EXERCISE INSTRUCTIONS: Note each line of the listing that contains the string "with", and copy it.

DATASET SECTION:

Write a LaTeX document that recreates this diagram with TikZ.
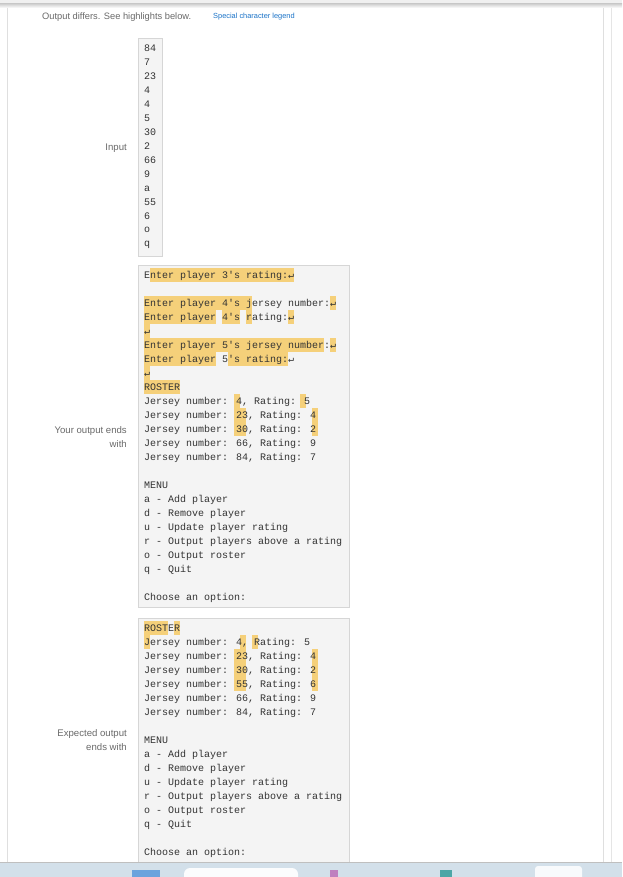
\documentclass[tikz,border=0pt]{standalone}
\usepackage{fontspec}
\setmainfont{Liberation Sans}
\newfontfamily\mono{Liberation Mono}
\newfontfamily\djm{DejaVu Sans Mono}
\newcommand\ret{{\djm\fontsize{10}{10}\selectfont ↵}}
\newcount\lc
\newcommand\tl[2]{\global\advance\lc by 1\node[tline] (t\the\lc) at (144,#1+3.6) {#2};}
\newcommand\hlr[3]{\fill[hlc] ({144+6*#2},#1-6.8) rectangle ({144+6*(#3+1)},#1+6.8);}
\definecolor{hlc}{HTML}{F5D07A}
\definecolor{boxf}{HTML}{F4F4F4}
\definecolor{boxd}{HTML}{D6D6D6}
\definecolor{txt}{HTML}{333333}
\definecolor{lab}{HTML}{6A6A6A}
\definecolor{lnk}{HTML}{1A73C8}
\definecolor{bar}{HTML}{D3E0EA}
\tikzset{
 tline/.style={anchor=base west,inner sep=0,font=\mono\fontsize{10}{12}\selectfont,text=txt},
 outbox/.style={fill=boxf,draw=boxd,line width=0.8pt},
 lbl/.style={anchor=east,inner sep=0,font=\fontsize{9.6}{14}\selectfont,text=lab,align=right},
 hlc/.style={fill=hlc}
}
\begin{document}
\begin{tikzpicture}[x=1pt,y=-1pt]
\useasboundingbox (0,0) rectangle (622,877);
\fill[white] (0,0) rectangle (622,877);
\fill[gray!12] (0,0) rectangle (622,4);
\shade[top color=gray!35,bottom color=white] (0,4) rectangle (622,8);
\draw[gray!25] (7,8) -- (7,862);
\draw[gray!25] (603,8) -- (603,862);
\draw[gray!20] (611,8) -- (611,862);
\node[anchor=west,inner sep=0,font=\fontsize{9.3}{10}\selectfont,text=lab] (hd) at (42,17) {Output differs. See highlights below.};
\node[anchor=west,inner sep=0,font=\fontsize{7.4}{8}\selectfont,text=lnk] (lg) at (213,17) {Special character legend};
% input
\draw[outbox] (138,38) rectangle (162,256);
\foreach[count=\i from 0] \v in {84,7,23,4,4,5,30,2,66,9,a,55,6,o,q}{
 \node[tline] (in\i) at (144,{48+13.95*\i+3.6}) {\v};
}
\node[lbl] (linput) at (127,148) {Input};
% your output
\draw[outbox] (138,265) rectangle (349,607);
\hlr{275}{1}{24}
\hlr{303}{0}{17}\hlr{303}{31}{31}
\hlr{317}{0}{11}\hlr{317}{13}{15}\hlr{317}{17}{17}\hlr{317}{24}{24}
\hlr{331}{0}{0}
\hlr{345}{0}{29}\hlr{345}{31}{31}
\hlr{359}{0}{11}\hlr{359}{14}{23}
\hlr{373}{0}{0}
\hlr{387}{0}{5}
\hlr{401}{15}{15}\hlr{401}{26}{26}
\hlr{415}{15}{16}\hlr{415}{28}{28}
\hlr{429}{15}{16}\hlr{429}{28}{28}
\tl{275}{Enter player 3's rating:\ret}
\tl{303}{Enter player 4's jersey number:\ret}
\tl{317}{Enter player 4's rating:\ret}
\tl{331}{\ret}
\tl{345}{Enter player 5's jersey number:\ret}
\tl{359}{Enter player 5's rating:\ret}
\tl{373}{\ret}
\tl{387}{ROSTER}
\tl{401}{Jersey number: 4, Rating: 5}
\tl{415}{Jersey number: 23, Rating: 4}
\tl{429}{Jersey number: 30, Rating: 2}
\tl{443}{Jersey number: 66, Rating: 9}
\tl{457}{Jersey number: 84, Rating: 7}
\tl{485}{MENU}
\tl{499}{a - Add player}
\tl{513}{d - Remove player}
\tl{527}{u - Update player rating}
\tl{541}{r - Output players above a rating}
\tl{555}{o - Output roster}
\tl{569}{q - Quit}
\tl{597}{Choose an option:}
\node[lbl] (lyour) at (127,437) {Your output ends\\with};
% expected
\draw[outbox] (138,618) rectangle (349,880);
\hlr{628}{0}{3}\hlr{628}{5}{5}
\hlr{642}{0}{0}\fill[hlc] (144,634) rectangle (150,636);
\hlr{642}{16}{16}\hlr{642}{18}{18}
\hlr{656}{15}{16}\hlr{656}{28}{28}
\hlr{670}{15}{16}\hlr{670}{28}{28}
\hlr{684}{15}{16}\hlr{684}{28}{28}
\fill[hlc] (234,662) rectangle (246,678);
\fill[hlc] (312,662) rectangle (318,678);
\tl{628}{ROSTER}
\tl{642}{Jersey number: 4, Rating: 5}
\tl{656}{Jersey number: 23, Rating: 4}
\tl{670}{Jersey number: 30, Rating: 2}
\tl{684}{Jersey number: 55, Rating: 6}
\tl{698}{Jersey number: 66, Rating: 9}
\tl{712}{Jersey number: 84, Rating: 7}
\tl{740}{MENU}
\tl{754}{a - Add player}
\tl{768}{d - Remove player}
\tl{782}{u - Update player rating}
\tl{796}{r - Output players above a rating}
\tl{810}{o - Output roster}
\tl{824}{q - Quit}
\tl{852}{Choose an option:}
\node[lbl] (lexp) at (127,740) {Expected output\\ends with};
% taskbar
\fill[bar] (0,862) rectangle (622,877);
\draw[gray!50] (0,862) -- (622,862);
\fill[white!90!bar,rounded corners=6pt] (184,868) rectangle (298,884);
\fill[white!85!bar,rounded corners=3pt] (535,866) rectangle (582,884);
\fill[cyan!60!blue!60] (132,870) rectangle (160,877);
\fill[violet!50] (330,870) rectangle (338,877);
\fill[teal!70] (440,870) rectangle (452,877);
\end{tikzpicture}
\end{document}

CORRECT ANSWER:
Write a LaTeX document that recreates this diagram with TikZ.
\node[lbl] (lyour) at (127,437) {Your output ends\\with};
\node[lbl] (lexp) at (127,740) {Expected output\\ends with};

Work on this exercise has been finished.